1. Field of the Invention
Exemplary embodiments of the present invention relate to an alternating current (AC) light-emitting diode (LED) dimmer and a dimming method thereby and, more particularly, to an AC LED dimmer which performs a dimming function of an AC LED by bidirectionally switching AC voltage at a high speed under control of a pulse width modulation signal, and a dimming method thereby.
2. Discussion of the Background
In general, a lamp may have a dimming function that allows a user to control brightness of the lamp, but such a function has been restrictively used in practice. As energy saving has become an important concern in association with an increase in electrical energy consumption, the dimming function of the lamp becomes an essential function, rather than an optional function, to save energy. Further, a light-emitting diode (LED) has attracted attention as an environmentally friendly lighting source to save electric energy.
A conventional representative dimmer dims an AC LED by adjusting the root-mean-square (RMS) value (Vrms) of AC voltage by controlling the AC phase of the AC voltage using a semiconductor device such as a triode for alternating current (Triac).

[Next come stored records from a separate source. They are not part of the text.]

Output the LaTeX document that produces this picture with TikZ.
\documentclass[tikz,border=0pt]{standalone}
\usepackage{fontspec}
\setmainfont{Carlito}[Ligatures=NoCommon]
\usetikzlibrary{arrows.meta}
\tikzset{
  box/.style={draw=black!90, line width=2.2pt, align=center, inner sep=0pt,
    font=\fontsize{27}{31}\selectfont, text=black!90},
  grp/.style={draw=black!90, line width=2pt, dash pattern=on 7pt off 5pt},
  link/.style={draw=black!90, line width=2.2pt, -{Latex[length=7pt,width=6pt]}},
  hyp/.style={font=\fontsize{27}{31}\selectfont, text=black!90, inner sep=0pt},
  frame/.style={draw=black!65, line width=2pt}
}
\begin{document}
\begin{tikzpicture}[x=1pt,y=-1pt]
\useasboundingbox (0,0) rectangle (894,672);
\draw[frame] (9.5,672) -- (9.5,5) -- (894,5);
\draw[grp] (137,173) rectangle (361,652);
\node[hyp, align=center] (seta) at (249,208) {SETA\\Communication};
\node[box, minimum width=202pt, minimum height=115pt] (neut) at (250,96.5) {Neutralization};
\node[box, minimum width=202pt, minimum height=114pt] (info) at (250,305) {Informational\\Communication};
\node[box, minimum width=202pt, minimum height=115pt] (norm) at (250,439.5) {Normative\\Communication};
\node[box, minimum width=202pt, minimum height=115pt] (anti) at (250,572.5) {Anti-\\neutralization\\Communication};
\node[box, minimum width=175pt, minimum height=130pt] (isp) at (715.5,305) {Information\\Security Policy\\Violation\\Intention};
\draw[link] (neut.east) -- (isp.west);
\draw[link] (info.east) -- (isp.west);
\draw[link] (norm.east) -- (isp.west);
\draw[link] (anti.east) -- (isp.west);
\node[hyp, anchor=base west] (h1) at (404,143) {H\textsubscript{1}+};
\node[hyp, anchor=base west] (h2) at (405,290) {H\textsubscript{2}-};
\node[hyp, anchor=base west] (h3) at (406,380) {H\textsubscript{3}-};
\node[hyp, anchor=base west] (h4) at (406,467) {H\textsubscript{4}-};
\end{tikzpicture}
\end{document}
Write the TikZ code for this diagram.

A Triac is an electronic component approximately equivalent to two silicon-controlled rectifiers (SCRs/thyristors) connected to each other in inverse parallel (parallel but with the polarity reversed) and with their gates connected together. The Triac can be triggered by either a positive or a negative voltage applied to its gate electrode, and, once triggered, it continues to conduct until the current through the Triac drops below a certain threshold value. Triacs are well known in the art and a detailed description thereof will be omitted herein.

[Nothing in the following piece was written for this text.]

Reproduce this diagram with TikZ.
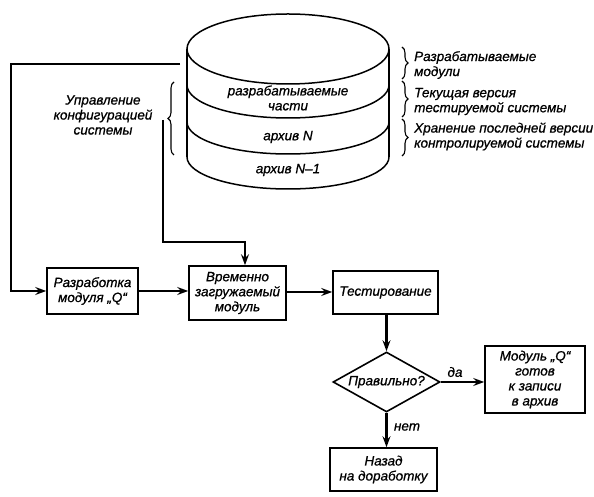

Such a phase control scheme adjusts the RMS value of output voltage by driving the Triac after a predetermined delay from when an input voltage is 0V (at the moment when the input voltage starts to rise or decrease). However, the phase control scheme and the traditional dimming method using the Triac are limited in terms of operating range due to a controller configured to drive the Triac and inherent characteristics of the Triac.
The traditional dimmer and dimming method will be described with reference to the accompanying drawings.
FIG. 1 is a block diagram of a traditional dimmer using a Triac. The dimmer 10 includes a Triac 14 and a resistor/capacitor (R/C) phase controller 16. The Triac 14 supplies or blocks AC voltage from an AC voltage source 12 to a lamp, i.e. an AC LED 18, and the R/C phase controller 16 controls the Triac 14. Hence, the Triac 14 is turned on by a gate turn-on signal IG from the R/C phase controller 16 to allow the AC voltage to be supplied to the AC LED 18.
The dimmer 10 generates a phase control signal, i.e., gate turn-on signal IG, using a resistor R and a capacitor C, when the AC input voltage is 0V, to drive the Triac 14. The phase control signal is an AC voltage signal delayed by a time constant determined by the resistor and the capacitor.
Considering the operating characteristics of a typical Triac, the dimming range of the dimmer 10 is limited depending on the drive voltage of the Triac.
FIG. 2 is a waveform graph of AC input voltage v1 and AC input current i1 in the traditional dimmer in FIG. 1. Referring to FIG. 2, the phase control scheme using the Triac leads to a non-sinusoidal waveform of the current i1.
When the AC input voltage is 0V, a phase control signal, i.e., gate turn-on signal IG in FIG. 1, which is generated using the resistor R and the capacitor C, causes the Triac 14 (see FIG. 1) to abruptly conduct current due to the operation characteristics of the Triac, thereby resulting in the non-sinusoidal waveform of the current i1, as shown in FIG. 2.
Further, a time point when the current i1 starts to flow in the current waveform depends on the resistor and the capacitor of the R/C phase controller 16. In determining such a phase delay, an operating margin of the resistor and the capacitor is required. An insufficient operating margin may cause the gate turn-on signal IG (see FIG. 1) to instantaneously flow, thereby causing the AC LED to flicker.
As such, there is a problem in that a minimum dimming range and a maximum dimming range are very limited due to the drive voltage of the Triac and the characteristics of the resistor and capacitor of the R/C phase controller.
In addition, the Triac is abruptly switched by the gate turn-on signal in the phase control scheme using the Triac, thereby producing a number of harmonics during the switching process (especially, turn-on time denoted by reference numeral 20 in FIG. 2).
Accordingly, a new AC voltage source driver and controller are needed to achieve a broader control range and a linear dimming function.